The problem asks us to find the number of miles at which the total rental cost for Company A and Company B will be the same for one day.
Company A charges a fixed amount per day plus an amount per mile.
Company B also charges a fixed amount per day plus an amount per mile.

**step2** Analyzing the daily charges

First, let's look at the daily charges for each company:
Company A charges $90 per day.
Company B charges $70 per day.
To find the difference in their daily charges, we subtract the smaller daily charge from the larger one:
$$90 - 70 = 20$$
So, Company A starts off $20 more expensive than Company B for the daily charge.

**step3** Analyzing the per-mile charges

Next, let's look at the charges per mile for each company:
Company A charges $0.30 per mile.
Company B charges $0.80 per mile.
To find the difference in their per-mile charges, we subtract the smaller per-mile charge from the larger one:
$$0.80 - 0.30 = 0.50$$
So, Company B charges $0.50 more per mile than Company A.

**step4** Determining the number of miles to equalize costs

We know that Company A starts $20 more expensive (from daily charges), but Company B catches up by charging $0.50 more for every mile driven.
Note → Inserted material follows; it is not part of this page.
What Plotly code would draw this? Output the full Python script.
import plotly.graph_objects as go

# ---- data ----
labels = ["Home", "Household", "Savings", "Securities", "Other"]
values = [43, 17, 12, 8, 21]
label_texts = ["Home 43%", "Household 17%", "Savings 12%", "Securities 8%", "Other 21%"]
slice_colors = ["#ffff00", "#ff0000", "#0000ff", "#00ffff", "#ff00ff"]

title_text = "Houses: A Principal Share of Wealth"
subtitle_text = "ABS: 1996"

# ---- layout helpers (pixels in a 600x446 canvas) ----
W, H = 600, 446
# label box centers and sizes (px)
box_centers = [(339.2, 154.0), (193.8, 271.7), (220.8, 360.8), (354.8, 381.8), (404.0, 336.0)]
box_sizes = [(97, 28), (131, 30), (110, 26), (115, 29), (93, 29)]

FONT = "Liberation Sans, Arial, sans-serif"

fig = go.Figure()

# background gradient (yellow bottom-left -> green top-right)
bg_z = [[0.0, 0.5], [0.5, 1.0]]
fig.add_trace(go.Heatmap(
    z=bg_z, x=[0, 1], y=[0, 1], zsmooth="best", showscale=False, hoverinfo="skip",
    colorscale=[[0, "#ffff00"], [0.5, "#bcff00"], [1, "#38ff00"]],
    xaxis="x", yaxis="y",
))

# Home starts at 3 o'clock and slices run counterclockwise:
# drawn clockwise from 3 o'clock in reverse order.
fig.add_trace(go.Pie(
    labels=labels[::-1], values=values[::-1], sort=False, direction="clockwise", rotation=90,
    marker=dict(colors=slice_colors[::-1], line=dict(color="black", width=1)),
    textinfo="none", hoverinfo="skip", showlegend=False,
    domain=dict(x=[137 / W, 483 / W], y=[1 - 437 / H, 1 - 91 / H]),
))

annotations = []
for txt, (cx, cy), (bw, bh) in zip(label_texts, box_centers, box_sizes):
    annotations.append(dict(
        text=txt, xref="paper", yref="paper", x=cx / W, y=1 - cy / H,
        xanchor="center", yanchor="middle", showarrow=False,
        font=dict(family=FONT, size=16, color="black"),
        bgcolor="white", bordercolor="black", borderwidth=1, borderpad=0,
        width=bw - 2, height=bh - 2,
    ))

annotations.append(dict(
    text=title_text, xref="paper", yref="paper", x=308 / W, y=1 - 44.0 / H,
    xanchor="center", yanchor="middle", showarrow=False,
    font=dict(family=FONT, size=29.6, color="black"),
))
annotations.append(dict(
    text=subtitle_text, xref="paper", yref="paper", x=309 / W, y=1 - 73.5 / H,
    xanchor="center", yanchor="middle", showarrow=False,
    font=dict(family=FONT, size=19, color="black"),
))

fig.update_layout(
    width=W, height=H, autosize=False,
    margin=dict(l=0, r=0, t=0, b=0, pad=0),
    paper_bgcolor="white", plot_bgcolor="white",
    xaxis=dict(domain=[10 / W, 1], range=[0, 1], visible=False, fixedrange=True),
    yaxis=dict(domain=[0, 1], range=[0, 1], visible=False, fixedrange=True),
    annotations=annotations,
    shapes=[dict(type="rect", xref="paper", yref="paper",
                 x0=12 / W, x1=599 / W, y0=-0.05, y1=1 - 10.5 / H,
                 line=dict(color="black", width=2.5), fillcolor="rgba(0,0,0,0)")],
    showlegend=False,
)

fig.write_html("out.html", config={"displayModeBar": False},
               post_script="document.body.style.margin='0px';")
To find out how many miles it takes for Company B's higher per-mile cost to make up for Company A's higher daily cost, we divide the initial difference in daily charges by the difference in per-mile charges:
$$20 \div 0.50$$
To make this division easier, we can think of $0.50 as 50 cents. If we have $20, which is 2000 cents, and each mile adds 50 cents to Company B's cost relative to Company A's, we can divide 2000 cents by 50 cents:
$$2000 \div 50 = 40$$
So, it takes 40 miles for the costs to be the same.

**step5** Verifying the solution

Let's check our answer by calculating the total cost for each company at 40 miles:
For Company A:
Daily charge: $90
Cost for 40 miles: $$0.30 \times 40 = 12$$
Total cost for Company A: $$90 + 12 = 102$$
For Company B:
Daily charge: $70
Cost for 40 miles: $$0.80 \times 40 = 32$$
Total cost for Company B: $$70 + 32 = 102$$
Since both companies cost $102 at 40 miles, our calculation is correct.